Edward wakes to the sound of her voice and recognizes her, the sister of his dearest friend. The one who wrote the loveliest letters. Letters that he looked a little too forward to reading. The problem was he couldn’t remember marrying her. His injury wiped away six months of his memory. But the fact that she claims to be his wife did not feel off-balance, given his circumstances. There was a comforting logic to it, even if it was a tad confusing. Here Quinn serves us a clever example of instant-love. For a reader who prefers the passionate hate-love transition, this was a charming start to the story. It was a situation that deepened without feeling flat. A case in which the language of truth and lies are no match for base feelings. Despite Cecelia lying for practical reasons, she finds that it’s not just morals getting the way of her revealing the truth.

As Edward gradually recovers, they help each other search for Cecelia’s brother feeling the heat snow-balling between them.

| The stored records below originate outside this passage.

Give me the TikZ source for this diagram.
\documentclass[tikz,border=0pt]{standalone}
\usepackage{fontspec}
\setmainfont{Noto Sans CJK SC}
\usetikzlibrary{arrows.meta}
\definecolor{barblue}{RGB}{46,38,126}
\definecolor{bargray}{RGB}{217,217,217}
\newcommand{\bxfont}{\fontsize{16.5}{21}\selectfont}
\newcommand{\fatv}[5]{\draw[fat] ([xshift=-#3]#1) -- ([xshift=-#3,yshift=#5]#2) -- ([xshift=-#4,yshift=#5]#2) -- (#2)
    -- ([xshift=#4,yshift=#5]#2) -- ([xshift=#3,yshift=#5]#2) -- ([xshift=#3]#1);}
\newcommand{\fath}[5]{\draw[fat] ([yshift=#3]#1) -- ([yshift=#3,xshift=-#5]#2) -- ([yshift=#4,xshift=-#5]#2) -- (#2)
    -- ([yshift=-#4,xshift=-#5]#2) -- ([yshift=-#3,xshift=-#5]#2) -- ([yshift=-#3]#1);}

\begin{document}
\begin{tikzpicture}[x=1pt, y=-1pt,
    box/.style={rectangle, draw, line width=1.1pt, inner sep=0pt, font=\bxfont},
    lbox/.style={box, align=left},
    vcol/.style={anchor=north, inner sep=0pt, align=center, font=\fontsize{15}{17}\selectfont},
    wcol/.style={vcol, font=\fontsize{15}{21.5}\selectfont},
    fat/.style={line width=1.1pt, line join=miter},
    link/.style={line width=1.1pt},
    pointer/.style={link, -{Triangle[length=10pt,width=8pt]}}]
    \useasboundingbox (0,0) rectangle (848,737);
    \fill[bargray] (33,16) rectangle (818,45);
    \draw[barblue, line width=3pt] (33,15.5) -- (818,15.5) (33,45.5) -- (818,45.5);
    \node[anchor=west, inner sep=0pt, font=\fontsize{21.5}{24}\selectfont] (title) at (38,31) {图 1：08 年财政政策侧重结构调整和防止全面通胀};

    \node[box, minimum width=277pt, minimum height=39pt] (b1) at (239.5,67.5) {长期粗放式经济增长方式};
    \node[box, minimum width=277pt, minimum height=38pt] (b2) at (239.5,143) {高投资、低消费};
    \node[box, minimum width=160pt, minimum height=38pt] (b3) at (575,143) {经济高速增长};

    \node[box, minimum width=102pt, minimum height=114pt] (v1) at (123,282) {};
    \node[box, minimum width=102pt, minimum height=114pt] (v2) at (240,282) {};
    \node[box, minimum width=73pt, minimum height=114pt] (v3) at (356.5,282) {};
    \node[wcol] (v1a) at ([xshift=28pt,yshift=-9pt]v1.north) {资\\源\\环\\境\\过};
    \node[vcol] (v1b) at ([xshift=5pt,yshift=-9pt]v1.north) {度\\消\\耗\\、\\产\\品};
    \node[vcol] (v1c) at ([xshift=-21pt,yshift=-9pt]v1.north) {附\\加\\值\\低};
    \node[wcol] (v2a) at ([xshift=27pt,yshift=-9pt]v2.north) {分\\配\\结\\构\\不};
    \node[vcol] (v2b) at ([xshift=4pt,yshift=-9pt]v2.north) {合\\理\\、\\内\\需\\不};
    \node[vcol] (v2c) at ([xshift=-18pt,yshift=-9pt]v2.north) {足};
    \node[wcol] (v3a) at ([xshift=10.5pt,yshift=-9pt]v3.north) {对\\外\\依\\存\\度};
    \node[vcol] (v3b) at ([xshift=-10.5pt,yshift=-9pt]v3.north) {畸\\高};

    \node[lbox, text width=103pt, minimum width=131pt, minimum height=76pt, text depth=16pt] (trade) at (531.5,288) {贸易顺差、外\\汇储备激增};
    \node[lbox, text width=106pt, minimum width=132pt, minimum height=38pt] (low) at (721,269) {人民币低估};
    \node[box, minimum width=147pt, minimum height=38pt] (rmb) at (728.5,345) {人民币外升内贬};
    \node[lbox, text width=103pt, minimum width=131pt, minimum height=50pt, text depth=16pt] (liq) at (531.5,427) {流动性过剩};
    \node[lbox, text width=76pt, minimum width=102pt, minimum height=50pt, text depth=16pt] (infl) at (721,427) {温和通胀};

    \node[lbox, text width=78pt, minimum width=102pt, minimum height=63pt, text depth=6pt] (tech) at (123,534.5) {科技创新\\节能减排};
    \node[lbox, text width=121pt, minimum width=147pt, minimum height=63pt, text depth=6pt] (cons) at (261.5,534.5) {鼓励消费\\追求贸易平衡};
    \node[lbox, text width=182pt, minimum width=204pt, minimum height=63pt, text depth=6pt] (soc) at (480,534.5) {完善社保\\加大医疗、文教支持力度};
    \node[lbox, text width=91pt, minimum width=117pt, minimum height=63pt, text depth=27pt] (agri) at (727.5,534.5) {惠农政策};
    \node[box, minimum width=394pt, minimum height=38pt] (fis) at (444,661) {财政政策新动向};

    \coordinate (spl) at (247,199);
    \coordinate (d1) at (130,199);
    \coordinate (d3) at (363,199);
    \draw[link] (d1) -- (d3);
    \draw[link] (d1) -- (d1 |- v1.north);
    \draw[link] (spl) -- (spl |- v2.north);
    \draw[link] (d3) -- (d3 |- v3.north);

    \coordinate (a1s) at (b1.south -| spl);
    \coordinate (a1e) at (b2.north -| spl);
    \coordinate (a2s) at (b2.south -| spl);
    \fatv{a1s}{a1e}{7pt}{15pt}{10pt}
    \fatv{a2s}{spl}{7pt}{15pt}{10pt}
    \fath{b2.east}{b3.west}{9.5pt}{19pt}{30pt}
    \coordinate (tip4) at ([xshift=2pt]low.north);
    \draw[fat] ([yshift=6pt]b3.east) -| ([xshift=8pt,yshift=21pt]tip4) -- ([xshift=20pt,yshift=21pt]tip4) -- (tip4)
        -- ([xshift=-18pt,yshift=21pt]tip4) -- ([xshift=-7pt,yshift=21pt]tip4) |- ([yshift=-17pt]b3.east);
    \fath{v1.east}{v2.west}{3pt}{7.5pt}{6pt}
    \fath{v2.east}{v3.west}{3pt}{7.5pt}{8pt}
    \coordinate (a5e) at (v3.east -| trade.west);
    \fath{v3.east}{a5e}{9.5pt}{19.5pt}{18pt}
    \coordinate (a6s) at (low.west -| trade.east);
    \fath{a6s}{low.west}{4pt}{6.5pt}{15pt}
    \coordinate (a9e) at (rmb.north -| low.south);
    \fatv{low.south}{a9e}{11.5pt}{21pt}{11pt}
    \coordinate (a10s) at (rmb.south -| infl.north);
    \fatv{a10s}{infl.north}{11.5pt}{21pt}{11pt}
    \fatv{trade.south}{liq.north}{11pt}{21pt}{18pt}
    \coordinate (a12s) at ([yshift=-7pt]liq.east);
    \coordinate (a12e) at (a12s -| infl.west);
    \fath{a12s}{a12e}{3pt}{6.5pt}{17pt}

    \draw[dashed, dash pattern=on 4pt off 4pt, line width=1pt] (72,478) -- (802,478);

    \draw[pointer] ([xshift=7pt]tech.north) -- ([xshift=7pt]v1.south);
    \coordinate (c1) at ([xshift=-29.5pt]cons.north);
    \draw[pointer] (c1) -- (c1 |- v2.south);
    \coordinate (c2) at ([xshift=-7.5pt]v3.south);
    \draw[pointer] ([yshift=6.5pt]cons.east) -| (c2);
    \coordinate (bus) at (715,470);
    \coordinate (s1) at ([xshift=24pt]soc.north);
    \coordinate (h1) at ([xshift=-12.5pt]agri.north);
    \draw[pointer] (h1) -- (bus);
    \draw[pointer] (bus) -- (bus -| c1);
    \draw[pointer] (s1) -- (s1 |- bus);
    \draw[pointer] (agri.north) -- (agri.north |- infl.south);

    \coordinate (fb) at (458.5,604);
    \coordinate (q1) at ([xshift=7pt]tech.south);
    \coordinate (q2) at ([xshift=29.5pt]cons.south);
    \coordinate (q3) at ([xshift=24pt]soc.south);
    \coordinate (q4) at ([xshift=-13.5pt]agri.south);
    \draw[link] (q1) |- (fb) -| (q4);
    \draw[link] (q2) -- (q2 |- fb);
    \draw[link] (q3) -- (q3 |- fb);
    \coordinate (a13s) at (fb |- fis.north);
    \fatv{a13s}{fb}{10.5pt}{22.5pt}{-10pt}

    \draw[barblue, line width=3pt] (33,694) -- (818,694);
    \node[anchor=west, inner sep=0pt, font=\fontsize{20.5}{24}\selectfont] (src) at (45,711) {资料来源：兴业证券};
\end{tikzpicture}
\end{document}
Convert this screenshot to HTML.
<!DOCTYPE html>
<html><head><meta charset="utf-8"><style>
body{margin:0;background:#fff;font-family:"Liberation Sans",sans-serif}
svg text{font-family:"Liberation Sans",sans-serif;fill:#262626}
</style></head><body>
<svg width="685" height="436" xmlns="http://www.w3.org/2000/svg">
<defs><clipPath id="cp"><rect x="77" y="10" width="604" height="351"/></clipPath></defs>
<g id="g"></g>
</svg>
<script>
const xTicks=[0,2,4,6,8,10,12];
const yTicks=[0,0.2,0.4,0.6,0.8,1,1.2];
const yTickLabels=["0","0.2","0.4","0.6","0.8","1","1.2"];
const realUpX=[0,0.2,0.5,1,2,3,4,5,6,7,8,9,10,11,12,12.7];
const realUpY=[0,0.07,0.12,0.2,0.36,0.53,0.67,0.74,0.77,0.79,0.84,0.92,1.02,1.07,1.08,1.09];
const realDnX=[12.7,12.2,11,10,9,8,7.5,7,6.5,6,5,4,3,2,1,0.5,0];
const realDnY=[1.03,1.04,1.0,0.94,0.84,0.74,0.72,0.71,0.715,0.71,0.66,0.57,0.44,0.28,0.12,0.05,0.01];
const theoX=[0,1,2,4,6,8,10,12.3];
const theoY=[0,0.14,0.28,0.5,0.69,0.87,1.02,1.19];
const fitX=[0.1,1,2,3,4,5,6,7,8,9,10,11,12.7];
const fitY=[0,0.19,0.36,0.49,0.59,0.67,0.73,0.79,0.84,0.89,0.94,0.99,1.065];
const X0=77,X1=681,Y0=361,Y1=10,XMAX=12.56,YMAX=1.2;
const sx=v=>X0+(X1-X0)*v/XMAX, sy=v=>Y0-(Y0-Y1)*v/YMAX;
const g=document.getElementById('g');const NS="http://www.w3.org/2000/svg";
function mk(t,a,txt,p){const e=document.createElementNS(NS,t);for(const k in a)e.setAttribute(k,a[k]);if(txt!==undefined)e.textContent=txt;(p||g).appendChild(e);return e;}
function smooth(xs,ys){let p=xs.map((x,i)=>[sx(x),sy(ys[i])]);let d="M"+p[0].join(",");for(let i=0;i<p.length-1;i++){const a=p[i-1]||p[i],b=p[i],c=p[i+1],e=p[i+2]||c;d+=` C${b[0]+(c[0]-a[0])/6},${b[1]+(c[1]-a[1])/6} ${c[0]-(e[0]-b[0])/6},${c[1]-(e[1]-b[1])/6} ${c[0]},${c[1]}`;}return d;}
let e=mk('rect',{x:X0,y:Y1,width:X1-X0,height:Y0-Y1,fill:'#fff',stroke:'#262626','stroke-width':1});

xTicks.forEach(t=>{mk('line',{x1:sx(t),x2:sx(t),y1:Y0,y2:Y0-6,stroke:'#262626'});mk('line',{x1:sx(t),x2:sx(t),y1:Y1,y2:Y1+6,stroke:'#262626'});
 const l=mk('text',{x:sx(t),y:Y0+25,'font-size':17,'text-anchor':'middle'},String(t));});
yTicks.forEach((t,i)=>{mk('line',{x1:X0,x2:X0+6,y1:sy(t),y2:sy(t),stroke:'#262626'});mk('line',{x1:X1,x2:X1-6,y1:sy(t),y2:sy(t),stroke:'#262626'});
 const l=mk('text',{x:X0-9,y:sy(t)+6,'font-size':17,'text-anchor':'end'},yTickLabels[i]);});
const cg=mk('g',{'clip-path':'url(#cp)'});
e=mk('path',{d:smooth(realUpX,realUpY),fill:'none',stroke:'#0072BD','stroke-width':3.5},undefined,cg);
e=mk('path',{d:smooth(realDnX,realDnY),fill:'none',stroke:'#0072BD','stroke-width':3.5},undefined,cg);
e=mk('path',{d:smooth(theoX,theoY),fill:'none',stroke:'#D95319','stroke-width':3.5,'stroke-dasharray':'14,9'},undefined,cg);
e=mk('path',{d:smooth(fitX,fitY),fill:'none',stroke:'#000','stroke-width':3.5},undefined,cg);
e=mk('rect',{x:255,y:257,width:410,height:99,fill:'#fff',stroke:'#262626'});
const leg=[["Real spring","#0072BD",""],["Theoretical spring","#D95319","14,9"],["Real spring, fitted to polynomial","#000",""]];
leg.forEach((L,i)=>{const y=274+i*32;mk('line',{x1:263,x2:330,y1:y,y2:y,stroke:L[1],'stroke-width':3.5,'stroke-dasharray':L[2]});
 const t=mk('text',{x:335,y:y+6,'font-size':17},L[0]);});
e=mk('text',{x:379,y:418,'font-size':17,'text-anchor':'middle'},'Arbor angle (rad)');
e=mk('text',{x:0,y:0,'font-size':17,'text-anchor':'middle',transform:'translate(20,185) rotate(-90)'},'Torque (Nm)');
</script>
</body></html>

Quinn successfully switches between endearing newlyweds to determined lovers. However, there were moments in which I thought the conversations pushed too long. Repeated comments about pretty facial features filled a page or two longer than necessary. I also wished there was more building of secondary characters, who rapidly flit in and out. The mystery of the brother was well sustained but wraps up a little awkwardly. But look forward to a heated and satisfying ending of declarations.